◆ Short exercise ◆
Take the lines from the one with "Write a Python script that recreates this chart with Plotly." through the one with "cx, cy, r = 131 - OFF, 148 - OFF, 122", both ends kept, and reproduce them exactly without the pictures.

<<<<

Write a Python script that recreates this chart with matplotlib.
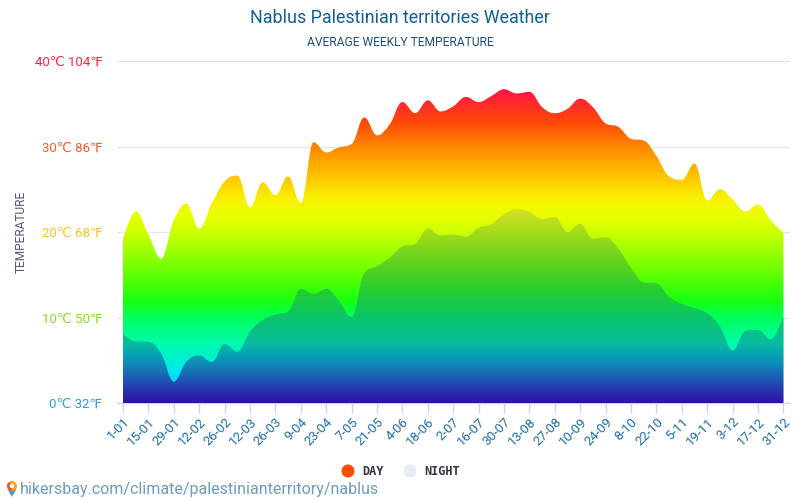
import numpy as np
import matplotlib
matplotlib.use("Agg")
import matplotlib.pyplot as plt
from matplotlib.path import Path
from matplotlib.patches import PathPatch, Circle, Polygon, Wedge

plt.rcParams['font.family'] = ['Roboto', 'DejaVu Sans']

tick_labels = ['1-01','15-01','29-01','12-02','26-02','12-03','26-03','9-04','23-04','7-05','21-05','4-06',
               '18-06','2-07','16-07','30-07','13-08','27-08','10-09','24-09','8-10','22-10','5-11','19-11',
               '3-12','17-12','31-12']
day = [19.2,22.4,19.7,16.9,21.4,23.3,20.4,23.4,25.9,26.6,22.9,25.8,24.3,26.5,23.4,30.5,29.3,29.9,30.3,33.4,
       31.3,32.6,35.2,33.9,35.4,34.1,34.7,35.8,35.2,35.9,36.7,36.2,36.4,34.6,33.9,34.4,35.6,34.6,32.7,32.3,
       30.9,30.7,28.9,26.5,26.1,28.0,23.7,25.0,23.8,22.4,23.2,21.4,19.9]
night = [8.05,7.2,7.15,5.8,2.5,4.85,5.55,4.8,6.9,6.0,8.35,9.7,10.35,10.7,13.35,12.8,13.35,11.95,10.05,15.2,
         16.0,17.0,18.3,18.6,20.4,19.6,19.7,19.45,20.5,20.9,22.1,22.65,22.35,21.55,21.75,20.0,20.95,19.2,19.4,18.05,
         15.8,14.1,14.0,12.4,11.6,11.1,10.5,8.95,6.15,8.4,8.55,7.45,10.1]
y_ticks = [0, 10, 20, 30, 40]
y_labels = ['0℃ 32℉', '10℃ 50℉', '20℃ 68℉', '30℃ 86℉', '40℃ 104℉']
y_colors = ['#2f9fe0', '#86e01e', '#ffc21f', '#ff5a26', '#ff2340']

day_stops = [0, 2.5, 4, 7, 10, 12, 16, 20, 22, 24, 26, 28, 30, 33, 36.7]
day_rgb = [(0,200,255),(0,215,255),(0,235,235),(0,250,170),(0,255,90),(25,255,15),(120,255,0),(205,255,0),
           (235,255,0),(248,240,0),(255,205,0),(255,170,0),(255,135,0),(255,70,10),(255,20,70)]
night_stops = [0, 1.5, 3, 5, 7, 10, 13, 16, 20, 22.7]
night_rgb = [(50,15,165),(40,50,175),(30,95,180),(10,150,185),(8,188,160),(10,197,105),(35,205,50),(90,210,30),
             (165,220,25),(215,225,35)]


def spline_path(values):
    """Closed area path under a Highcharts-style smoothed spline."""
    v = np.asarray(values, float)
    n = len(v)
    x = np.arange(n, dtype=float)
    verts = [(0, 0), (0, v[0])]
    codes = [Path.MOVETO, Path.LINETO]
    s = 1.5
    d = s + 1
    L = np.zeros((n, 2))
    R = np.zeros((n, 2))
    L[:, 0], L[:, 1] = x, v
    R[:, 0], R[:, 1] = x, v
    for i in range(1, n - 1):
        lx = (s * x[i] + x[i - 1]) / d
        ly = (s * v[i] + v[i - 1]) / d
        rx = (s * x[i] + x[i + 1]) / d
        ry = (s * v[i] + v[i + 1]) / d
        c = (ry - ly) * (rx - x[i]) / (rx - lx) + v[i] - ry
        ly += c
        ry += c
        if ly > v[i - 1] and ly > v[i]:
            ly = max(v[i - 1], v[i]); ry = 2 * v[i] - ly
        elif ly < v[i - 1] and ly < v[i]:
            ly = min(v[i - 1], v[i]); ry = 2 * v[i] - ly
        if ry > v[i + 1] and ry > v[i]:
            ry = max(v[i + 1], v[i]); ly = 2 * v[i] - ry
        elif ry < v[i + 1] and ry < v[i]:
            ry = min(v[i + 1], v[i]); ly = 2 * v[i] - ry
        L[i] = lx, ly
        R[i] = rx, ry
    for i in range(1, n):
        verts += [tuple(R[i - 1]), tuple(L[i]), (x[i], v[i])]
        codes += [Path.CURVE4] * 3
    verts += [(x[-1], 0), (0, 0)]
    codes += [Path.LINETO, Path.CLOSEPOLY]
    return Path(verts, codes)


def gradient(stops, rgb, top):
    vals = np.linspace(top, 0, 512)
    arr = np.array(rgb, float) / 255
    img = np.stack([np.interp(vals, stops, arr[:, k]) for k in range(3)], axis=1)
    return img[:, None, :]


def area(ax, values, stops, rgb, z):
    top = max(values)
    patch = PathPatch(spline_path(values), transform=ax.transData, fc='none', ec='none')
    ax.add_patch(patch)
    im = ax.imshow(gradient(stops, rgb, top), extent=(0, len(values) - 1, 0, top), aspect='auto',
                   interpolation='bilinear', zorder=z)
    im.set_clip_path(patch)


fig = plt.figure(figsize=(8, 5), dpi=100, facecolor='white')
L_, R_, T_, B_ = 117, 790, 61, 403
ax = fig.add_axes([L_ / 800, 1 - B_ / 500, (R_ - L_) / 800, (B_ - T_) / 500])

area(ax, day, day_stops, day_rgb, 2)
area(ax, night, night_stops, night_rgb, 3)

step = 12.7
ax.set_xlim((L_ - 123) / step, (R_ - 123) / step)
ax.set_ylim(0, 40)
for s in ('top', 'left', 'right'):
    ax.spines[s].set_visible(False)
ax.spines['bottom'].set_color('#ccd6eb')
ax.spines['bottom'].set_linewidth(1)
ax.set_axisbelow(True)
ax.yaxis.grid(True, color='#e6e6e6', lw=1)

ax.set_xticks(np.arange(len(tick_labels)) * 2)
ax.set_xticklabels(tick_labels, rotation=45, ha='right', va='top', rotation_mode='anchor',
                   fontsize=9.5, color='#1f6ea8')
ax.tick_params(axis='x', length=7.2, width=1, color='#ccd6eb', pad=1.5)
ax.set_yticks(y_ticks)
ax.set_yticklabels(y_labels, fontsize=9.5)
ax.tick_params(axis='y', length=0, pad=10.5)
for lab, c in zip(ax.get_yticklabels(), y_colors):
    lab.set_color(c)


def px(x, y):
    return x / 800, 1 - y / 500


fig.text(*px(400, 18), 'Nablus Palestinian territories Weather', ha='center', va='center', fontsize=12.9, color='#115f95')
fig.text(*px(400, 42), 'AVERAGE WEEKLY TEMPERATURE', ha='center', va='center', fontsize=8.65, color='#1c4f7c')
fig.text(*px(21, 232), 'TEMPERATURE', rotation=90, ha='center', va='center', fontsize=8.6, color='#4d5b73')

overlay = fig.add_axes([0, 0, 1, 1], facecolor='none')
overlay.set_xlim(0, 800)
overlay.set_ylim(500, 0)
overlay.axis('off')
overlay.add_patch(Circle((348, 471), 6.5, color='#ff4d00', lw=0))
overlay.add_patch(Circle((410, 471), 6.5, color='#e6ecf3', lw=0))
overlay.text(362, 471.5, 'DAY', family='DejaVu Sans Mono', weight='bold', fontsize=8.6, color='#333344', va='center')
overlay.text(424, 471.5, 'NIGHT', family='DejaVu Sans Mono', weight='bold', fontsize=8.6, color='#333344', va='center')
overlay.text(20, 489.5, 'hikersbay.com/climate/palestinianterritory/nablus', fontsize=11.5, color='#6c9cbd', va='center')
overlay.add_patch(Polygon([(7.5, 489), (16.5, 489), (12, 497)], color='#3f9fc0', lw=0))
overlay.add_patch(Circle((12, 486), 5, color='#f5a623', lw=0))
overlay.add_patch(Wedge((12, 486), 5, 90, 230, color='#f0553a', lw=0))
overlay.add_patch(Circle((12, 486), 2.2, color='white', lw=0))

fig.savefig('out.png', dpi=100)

>>>>
<<<<

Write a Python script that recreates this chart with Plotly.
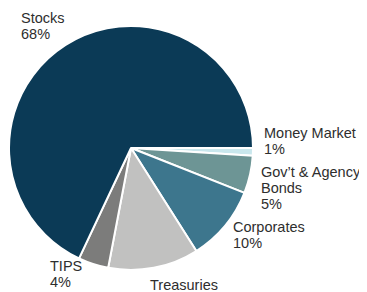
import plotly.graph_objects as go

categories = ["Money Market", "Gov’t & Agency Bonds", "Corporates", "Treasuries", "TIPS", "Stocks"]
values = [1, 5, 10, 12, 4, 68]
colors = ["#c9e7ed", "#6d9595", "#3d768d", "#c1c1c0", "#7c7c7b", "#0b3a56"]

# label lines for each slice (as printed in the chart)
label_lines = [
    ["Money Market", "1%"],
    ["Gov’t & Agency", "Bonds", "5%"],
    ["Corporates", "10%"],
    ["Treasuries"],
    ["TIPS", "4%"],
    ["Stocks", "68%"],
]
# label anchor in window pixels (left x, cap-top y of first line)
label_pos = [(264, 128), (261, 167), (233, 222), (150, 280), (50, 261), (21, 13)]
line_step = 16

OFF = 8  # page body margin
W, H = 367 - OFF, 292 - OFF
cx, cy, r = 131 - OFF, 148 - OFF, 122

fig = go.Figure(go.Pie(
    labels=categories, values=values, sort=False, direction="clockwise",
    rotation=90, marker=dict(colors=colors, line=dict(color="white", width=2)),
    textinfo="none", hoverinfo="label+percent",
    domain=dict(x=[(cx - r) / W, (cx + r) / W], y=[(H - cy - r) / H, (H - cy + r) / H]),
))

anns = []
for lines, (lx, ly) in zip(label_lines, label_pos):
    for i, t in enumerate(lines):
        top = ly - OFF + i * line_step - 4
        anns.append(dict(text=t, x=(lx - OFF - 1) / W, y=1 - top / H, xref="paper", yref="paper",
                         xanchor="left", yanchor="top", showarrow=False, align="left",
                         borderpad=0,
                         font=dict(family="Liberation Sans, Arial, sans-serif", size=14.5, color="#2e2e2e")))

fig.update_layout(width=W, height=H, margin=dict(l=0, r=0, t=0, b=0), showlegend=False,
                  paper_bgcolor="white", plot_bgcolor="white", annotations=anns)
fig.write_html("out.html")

>>>>
<<<<

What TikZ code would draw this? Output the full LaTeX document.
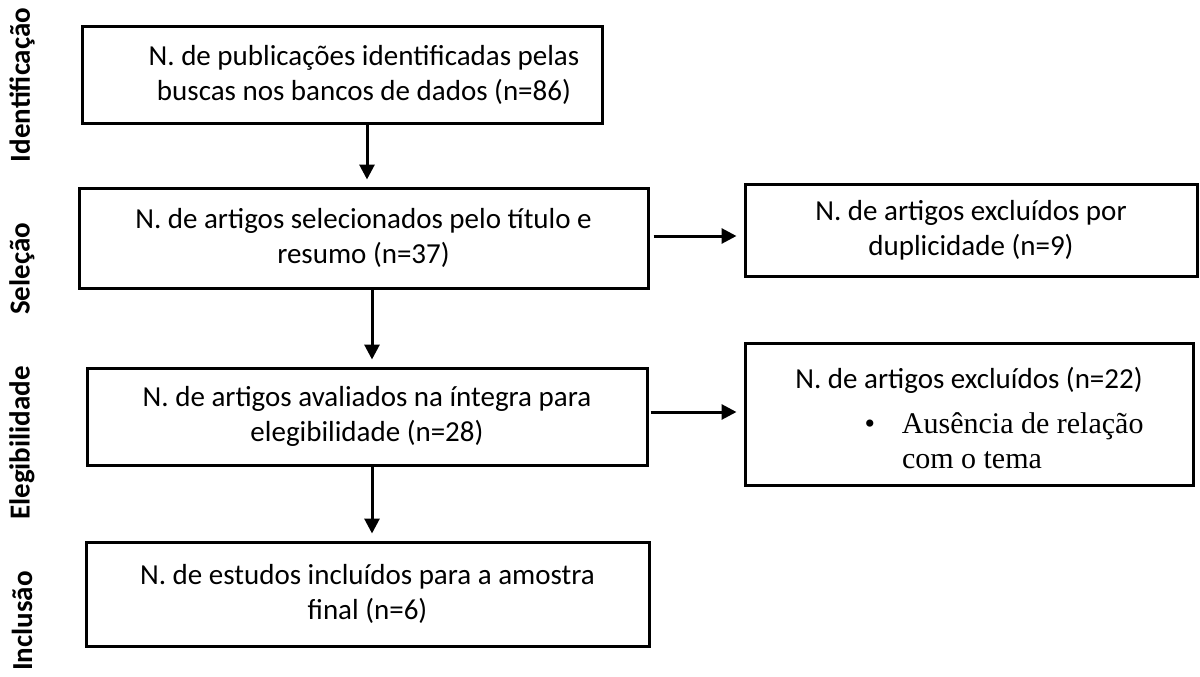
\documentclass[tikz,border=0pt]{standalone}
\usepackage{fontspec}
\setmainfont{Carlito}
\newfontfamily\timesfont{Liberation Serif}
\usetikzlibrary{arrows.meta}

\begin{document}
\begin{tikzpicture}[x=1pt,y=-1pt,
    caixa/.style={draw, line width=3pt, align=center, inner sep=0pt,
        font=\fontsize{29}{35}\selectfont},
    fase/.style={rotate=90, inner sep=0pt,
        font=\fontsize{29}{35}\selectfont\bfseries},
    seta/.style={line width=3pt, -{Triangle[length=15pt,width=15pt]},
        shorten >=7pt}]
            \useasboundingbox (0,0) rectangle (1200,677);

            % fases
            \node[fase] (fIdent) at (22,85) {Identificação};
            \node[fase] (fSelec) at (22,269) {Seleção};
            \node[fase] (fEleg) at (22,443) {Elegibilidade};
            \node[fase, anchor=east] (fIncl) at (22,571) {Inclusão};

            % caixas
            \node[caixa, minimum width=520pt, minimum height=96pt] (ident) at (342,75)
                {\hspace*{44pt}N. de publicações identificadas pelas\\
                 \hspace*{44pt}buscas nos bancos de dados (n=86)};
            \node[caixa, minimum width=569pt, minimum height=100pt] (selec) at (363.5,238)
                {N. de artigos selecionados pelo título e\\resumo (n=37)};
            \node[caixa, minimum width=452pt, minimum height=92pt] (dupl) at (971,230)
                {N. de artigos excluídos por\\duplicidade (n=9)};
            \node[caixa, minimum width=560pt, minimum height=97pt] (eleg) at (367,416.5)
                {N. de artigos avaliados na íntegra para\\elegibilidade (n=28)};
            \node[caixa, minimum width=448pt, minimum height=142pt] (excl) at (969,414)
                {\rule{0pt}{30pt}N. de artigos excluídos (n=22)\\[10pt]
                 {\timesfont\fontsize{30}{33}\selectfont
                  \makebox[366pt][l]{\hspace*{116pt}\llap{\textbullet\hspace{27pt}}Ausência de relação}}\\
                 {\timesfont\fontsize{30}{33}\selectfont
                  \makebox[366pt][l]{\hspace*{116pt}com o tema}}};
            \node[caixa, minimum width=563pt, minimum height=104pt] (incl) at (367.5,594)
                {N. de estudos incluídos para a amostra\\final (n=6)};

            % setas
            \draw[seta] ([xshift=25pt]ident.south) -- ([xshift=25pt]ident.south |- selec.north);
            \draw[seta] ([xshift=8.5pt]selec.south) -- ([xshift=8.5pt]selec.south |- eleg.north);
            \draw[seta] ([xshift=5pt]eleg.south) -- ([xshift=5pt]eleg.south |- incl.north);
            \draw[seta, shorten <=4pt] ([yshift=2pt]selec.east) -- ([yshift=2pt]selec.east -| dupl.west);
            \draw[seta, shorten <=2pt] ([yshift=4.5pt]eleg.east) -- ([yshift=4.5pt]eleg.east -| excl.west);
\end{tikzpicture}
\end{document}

>>>>

◆ Response to this exercise ◆
Write a Python script that recreates this chart with Plotly.
import plotly.graph_objects as go

categories = ["Money Market", "Gov’t & Agency Bonds", "Corporates", "Treasuries", "TIPS", "Stocks"]
values = [1, 5, 10, 12, 4, 68]
colors = ["#c9e7ed", "#6d9595", "#3d768d", "#c1c1c0", "#7c7c7b", "#0b3a56"]

# label lines for each slice (as printed in the chart)
label_lines = [
    ["Money Market", "1%"],
    ["Gov’t & Agency", "Bonds", "5%"],
    ["Corporates", "10%"],
    ["Treasuries"],
    ["TIPS", "4%"],
    ["Stocks", "68%"],
]
# label anchor in window pixels (left x, cap-top y of first line)
label_pos = [(264, 128), (261, 167), (233, 222), (150, 280), (50, 261), (21, 13)]
line_step = 16

OFF = 8  # page body margin
W, H = 367 - OFF, 292 - OFF
cx, cy, r = 131 - OFF, 148 - OFF, 122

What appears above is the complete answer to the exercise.